Problem:
Gather every line from the entries below that includes "Generate".

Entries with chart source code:
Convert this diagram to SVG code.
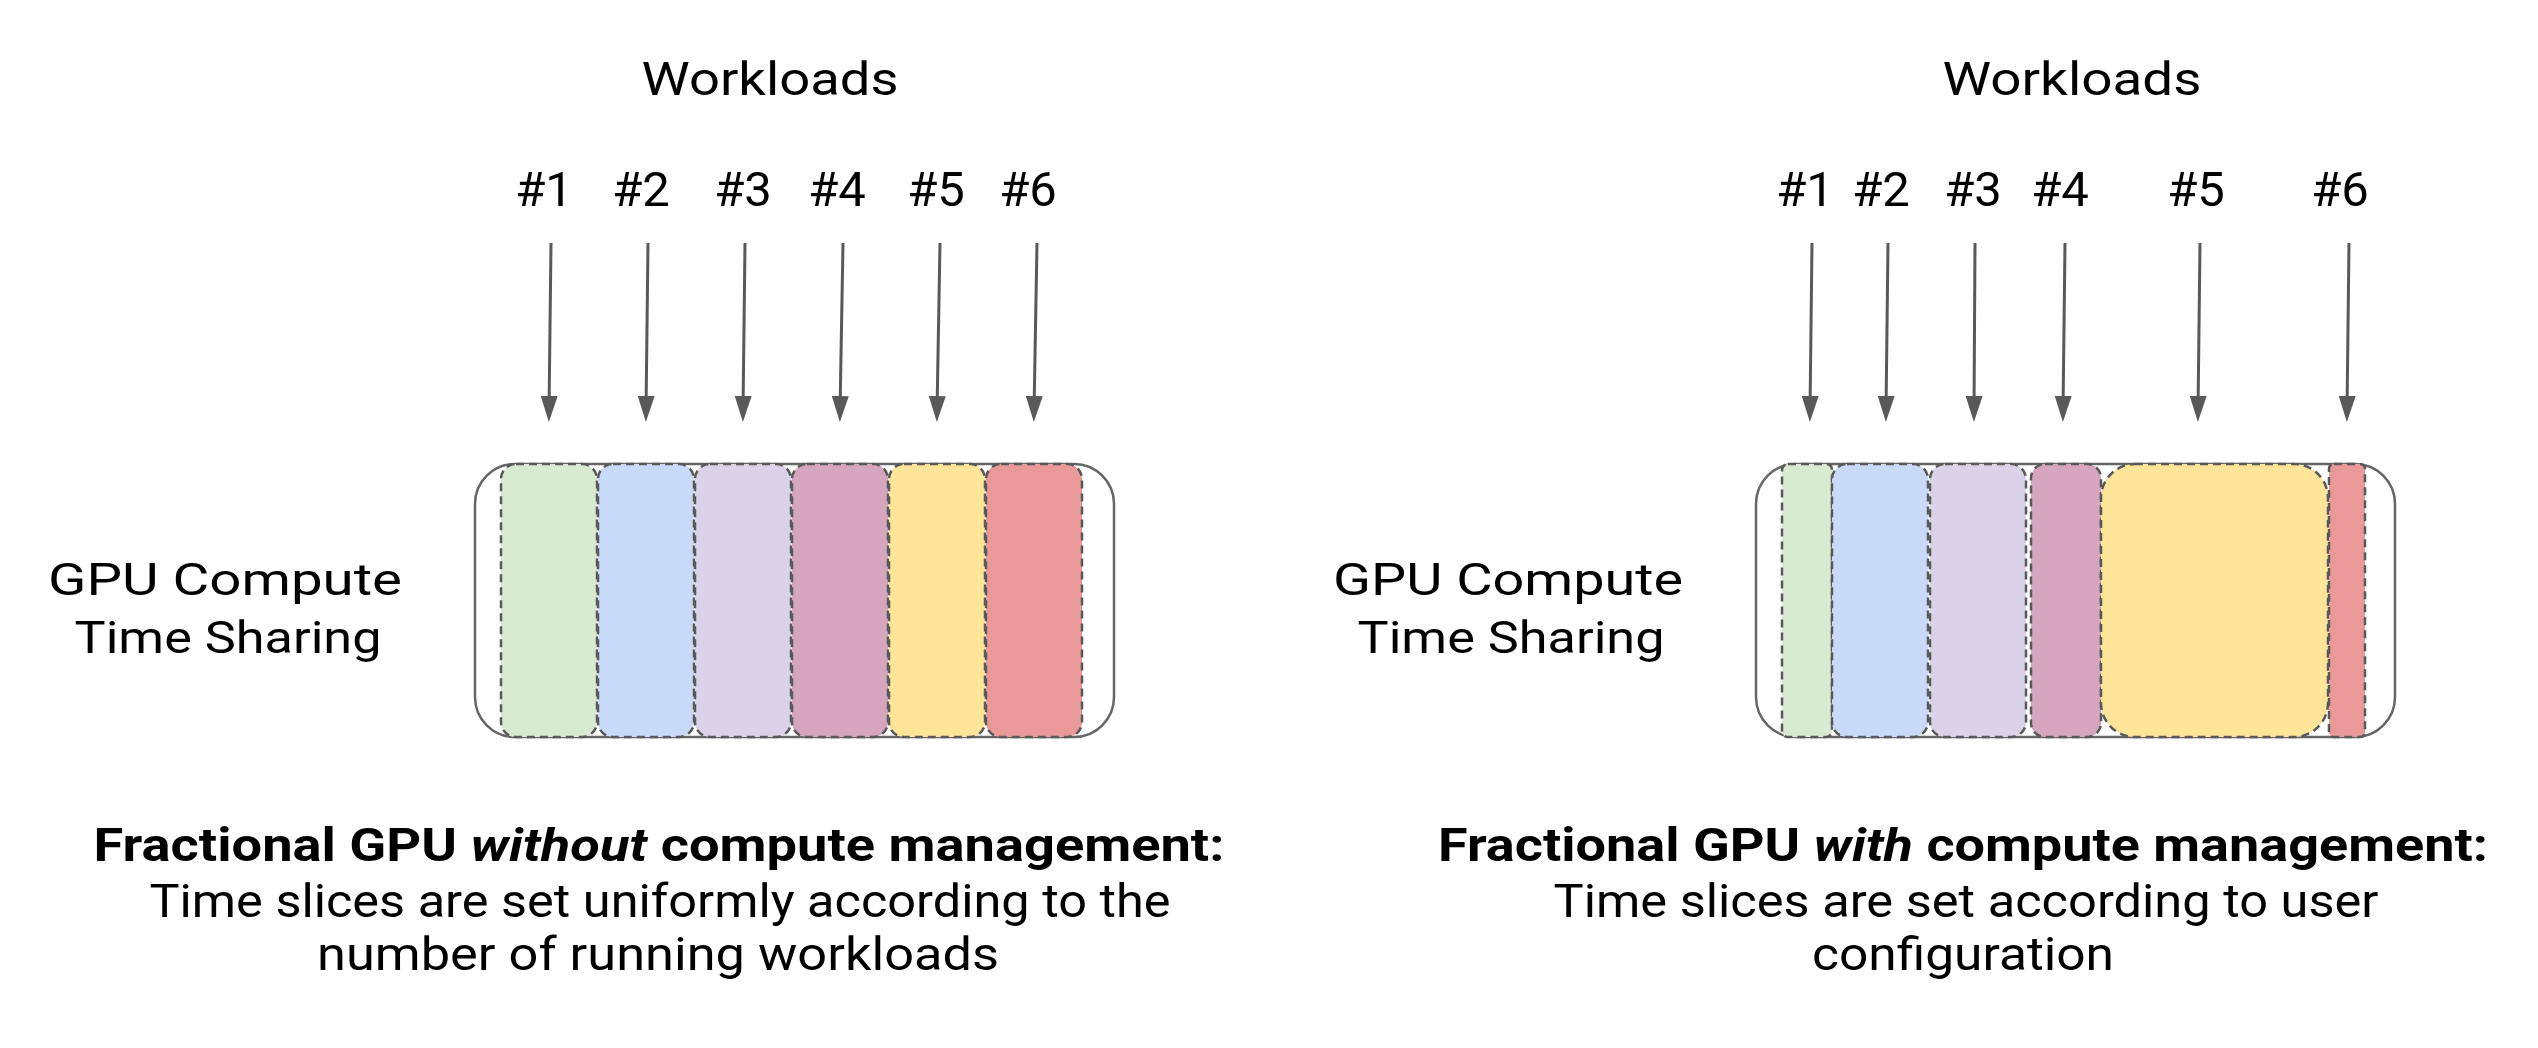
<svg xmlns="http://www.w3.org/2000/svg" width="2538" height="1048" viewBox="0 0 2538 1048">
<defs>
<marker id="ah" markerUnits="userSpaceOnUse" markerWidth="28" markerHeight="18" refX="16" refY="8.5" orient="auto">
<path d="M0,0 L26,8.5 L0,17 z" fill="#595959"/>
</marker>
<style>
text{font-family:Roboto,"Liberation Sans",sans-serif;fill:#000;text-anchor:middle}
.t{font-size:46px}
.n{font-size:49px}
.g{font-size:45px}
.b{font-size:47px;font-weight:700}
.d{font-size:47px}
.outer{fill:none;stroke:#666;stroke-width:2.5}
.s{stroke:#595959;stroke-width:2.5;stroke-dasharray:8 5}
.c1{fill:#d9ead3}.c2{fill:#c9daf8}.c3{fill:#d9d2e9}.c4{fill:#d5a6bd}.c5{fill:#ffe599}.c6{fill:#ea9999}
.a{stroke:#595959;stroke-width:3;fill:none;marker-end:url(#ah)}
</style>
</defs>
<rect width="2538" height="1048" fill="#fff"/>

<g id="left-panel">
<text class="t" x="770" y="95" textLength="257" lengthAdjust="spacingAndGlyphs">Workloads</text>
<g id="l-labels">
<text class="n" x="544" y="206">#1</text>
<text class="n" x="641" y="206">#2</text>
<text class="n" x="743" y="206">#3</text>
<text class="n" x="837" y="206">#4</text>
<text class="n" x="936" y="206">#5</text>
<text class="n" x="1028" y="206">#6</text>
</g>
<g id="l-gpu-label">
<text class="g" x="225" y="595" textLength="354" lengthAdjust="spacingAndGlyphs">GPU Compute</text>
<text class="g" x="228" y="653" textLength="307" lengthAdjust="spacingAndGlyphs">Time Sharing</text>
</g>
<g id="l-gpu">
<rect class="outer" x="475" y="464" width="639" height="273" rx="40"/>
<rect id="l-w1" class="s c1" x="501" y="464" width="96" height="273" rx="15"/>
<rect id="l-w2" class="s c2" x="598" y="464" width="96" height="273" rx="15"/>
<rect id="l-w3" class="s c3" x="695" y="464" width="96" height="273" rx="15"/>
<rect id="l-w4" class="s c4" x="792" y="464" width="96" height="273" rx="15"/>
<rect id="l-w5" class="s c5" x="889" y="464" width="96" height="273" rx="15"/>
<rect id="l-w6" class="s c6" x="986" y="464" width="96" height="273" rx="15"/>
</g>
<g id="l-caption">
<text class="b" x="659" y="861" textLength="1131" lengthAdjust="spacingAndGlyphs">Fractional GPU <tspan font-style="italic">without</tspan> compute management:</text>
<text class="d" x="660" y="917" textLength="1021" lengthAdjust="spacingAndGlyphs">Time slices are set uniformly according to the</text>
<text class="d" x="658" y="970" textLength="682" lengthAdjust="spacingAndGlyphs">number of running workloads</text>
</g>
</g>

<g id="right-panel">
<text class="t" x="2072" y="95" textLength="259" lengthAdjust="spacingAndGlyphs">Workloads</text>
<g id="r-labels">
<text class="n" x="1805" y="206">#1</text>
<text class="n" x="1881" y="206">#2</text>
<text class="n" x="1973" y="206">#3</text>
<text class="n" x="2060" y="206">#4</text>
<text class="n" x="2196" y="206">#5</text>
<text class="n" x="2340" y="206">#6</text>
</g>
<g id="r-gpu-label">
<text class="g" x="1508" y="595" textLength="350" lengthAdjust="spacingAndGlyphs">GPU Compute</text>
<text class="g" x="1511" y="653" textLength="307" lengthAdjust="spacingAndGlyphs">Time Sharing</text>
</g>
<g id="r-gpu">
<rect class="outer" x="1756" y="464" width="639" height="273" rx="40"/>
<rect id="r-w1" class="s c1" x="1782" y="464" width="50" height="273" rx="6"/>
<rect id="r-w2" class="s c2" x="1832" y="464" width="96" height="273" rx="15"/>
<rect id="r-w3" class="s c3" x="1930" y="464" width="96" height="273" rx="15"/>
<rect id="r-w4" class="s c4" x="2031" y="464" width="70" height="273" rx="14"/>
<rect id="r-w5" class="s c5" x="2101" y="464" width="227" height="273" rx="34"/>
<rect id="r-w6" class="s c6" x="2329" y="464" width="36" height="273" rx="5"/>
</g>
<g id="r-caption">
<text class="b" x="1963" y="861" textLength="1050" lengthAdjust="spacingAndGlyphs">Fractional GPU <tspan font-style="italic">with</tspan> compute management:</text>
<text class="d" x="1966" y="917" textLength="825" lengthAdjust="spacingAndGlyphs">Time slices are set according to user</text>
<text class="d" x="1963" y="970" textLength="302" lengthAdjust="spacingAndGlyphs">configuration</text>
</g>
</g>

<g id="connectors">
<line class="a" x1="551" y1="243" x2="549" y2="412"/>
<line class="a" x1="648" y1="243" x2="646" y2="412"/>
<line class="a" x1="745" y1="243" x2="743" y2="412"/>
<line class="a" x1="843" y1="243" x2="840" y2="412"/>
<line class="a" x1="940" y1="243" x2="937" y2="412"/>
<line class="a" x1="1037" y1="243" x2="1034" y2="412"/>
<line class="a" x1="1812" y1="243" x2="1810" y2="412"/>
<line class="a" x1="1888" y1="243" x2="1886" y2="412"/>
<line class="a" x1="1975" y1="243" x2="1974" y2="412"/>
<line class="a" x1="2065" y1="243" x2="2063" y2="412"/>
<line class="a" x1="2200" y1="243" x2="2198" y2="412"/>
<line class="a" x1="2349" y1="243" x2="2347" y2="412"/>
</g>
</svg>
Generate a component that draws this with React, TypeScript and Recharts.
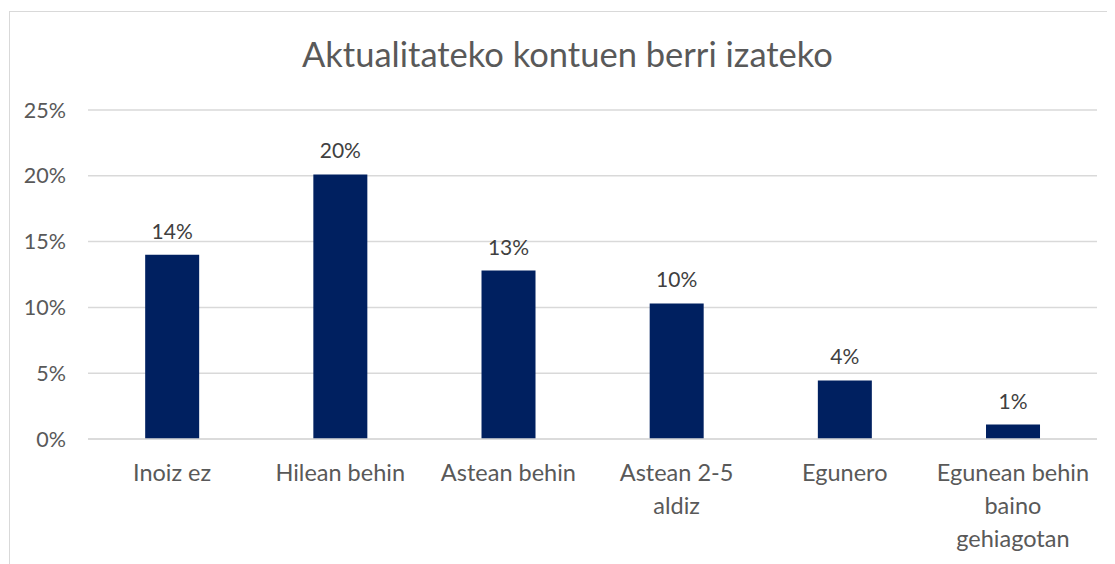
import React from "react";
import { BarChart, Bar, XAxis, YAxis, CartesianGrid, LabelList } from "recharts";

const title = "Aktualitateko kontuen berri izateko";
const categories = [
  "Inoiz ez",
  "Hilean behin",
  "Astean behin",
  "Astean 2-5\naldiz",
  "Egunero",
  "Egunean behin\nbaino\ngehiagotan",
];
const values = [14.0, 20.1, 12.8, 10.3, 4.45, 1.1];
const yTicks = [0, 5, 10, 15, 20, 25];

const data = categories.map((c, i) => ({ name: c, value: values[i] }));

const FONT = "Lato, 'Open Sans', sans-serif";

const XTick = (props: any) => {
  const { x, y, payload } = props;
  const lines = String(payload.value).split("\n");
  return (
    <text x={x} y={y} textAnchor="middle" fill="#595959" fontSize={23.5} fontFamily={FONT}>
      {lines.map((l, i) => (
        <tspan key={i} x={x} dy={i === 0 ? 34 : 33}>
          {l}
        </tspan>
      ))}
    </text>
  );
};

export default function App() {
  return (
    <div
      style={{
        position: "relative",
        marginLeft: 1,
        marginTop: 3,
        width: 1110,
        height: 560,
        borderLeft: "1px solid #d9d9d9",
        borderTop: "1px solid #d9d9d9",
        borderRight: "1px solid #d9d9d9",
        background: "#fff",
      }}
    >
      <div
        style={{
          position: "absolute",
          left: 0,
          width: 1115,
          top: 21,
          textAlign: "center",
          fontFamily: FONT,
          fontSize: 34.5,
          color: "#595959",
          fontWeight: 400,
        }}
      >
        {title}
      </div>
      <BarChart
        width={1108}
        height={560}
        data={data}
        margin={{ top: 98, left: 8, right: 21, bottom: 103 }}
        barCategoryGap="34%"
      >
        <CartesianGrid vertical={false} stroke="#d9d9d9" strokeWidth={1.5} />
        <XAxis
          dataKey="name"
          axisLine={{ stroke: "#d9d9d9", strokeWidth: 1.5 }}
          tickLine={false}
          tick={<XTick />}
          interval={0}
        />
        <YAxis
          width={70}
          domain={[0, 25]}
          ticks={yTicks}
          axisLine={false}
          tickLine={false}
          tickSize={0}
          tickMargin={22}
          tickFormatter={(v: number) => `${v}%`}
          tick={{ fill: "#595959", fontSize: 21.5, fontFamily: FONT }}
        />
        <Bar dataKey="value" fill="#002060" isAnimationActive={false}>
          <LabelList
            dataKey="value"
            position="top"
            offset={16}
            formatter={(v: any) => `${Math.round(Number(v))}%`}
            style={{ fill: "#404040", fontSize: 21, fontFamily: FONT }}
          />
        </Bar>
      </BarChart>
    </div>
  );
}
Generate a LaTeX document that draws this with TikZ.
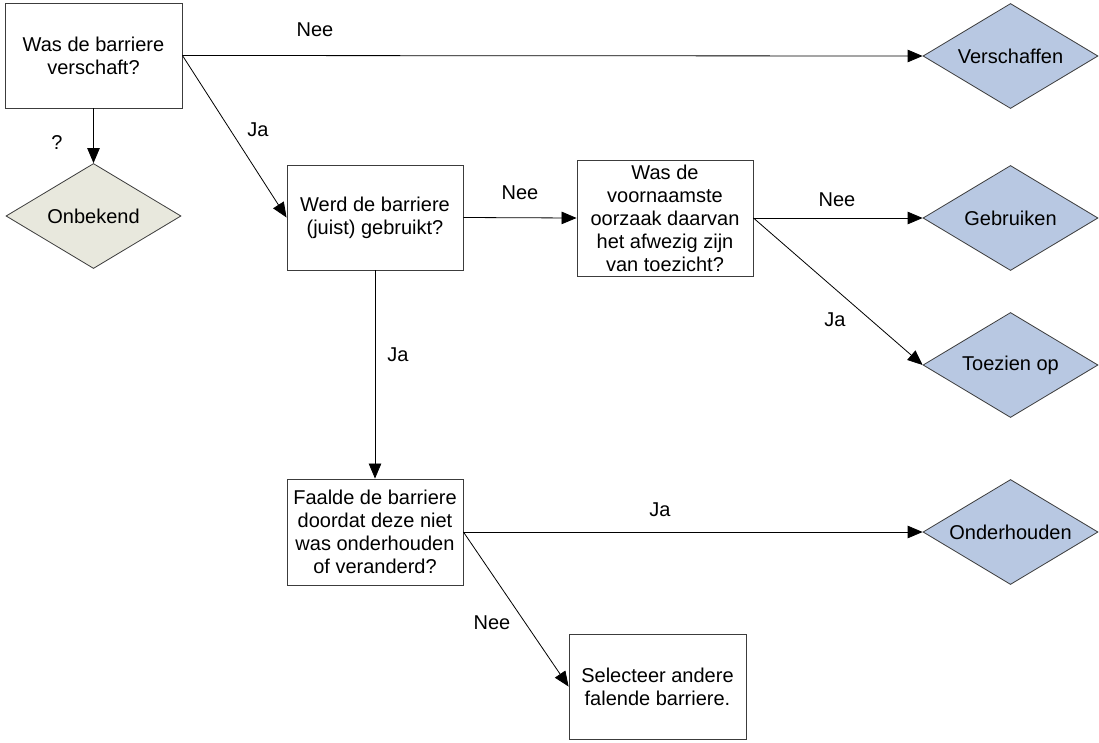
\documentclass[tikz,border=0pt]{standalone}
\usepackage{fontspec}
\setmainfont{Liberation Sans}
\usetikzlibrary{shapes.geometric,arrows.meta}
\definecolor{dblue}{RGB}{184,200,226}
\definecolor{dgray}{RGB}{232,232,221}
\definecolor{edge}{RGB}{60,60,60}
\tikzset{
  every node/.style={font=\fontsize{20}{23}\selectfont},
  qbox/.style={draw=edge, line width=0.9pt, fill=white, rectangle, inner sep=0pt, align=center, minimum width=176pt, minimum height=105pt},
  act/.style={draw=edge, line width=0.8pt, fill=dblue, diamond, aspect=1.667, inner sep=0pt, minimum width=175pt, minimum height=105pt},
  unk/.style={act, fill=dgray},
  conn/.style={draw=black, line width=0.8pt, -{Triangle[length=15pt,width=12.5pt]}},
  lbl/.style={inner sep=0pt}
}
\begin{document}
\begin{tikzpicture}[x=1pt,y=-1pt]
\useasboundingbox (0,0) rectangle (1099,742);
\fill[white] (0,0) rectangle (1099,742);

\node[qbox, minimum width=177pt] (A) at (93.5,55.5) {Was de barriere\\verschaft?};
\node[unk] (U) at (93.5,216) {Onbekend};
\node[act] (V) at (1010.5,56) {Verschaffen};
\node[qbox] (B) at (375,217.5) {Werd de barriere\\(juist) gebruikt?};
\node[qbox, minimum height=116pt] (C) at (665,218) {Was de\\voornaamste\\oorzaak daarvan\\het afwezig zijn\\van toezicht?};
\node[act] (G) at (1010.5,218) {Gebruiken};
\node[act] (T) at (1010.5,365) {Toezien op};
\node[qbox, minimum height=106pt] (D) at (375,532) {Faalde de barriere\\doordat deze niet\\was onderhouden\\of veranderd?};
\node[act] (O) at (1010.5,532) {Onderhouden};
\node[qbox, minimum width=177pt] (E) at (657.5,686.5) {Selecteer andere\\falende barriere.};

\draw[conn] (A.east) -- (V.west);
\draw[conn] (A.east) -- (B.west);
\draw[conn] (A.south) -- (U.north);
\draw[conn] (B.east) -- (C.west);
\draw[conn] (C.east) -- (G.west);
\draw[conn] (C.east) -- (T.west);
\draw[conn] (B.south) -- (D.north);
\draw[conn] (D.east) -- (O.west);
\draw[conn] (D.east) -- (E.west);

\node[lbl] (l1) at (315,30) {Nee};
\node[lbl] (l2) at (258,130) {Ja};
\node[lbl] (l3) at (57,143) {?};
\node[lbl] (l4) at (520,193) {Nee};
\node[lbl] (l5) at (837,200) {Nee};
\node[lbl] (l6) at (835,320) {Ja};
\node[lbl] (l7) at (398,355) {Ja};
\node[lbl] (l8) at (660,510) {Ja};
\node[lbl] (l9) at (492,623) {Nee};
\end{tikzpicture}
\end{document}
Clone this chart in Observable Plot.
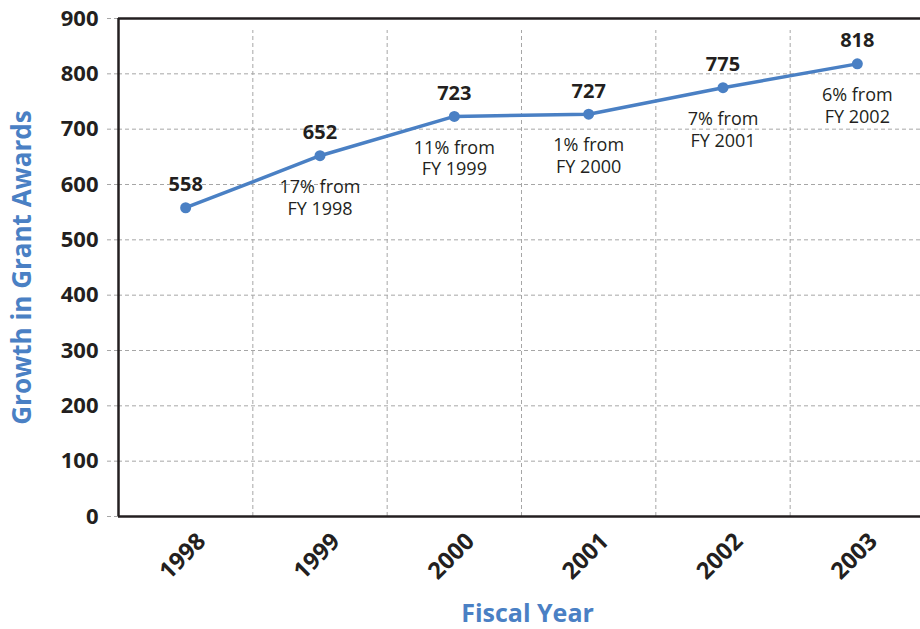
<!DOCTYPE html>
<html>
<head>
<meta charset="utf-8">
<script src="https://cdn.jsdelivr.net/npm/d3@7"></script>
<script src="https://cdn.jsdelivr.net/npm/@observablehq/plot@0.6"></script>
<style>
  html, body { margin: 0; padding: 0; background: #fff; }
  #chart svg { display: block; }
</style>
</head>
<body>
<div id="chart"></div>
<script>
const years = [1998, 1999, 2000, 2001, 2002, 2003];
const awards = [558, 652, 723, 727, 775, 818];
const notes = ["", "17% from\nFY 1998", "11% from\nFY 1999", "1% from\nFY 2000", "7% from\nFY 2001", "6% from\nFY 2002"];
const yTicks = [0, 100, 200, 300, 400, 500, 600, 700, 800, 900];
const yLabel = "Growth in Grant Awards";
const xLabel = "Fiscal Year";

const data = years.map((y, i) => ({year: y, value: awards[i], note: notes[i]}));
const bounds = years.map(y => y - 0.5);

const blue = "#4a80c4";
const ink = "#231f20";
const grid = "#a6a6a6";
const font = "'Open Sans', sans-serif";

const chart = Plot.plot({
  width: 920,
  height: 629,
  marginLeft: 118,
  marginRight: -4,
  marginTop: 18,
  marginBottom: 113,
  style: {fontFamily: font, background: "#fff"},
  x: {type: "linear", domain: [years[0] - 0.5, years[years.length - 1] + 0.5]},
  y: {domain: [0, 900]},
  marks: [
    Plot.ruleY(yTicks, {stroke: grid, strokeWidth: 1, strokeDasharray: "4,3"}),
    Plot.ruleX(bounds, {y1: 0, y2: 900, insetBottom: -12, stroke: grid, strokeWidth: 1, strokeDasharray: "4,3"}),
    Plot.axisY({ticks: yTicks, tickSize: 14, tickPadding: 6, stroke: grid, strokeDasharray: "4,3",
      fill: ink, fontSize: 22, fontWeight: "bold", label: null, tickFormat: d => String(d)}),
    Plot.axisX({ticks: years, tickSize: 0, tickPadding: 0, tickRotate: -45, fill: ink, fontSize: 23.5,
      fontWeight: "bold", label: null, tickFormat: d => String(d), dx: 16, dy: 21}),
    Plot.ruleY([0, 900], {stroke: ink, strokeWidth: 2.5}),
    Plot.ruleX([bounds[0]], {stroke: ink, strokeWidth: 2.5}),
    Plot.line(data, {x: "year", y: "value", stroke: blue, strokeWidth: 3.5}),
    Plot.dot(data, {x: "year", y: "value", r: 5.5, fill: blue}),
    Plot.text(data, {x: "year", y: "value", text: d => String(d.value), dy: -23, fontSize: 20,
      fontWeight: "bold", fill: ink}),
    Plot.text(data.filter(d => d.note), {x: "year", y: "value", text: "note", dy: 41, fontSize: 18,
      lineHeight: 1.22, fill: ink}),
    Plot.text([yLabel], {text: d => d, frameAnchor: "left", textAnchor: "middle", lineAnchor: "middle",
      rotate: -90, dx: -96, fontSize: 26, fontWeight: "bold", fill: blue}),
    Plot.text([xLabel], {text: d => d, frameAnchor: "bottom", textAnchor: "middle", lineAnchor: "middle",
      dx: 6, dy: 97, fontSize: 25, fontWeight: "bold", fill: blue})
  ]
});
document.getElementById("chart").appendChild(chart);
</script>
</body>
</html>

Written response:
Generate a component that draws this with React, TypeScript and Recharts.
Generate a LaTeX document that draws this with TikZ.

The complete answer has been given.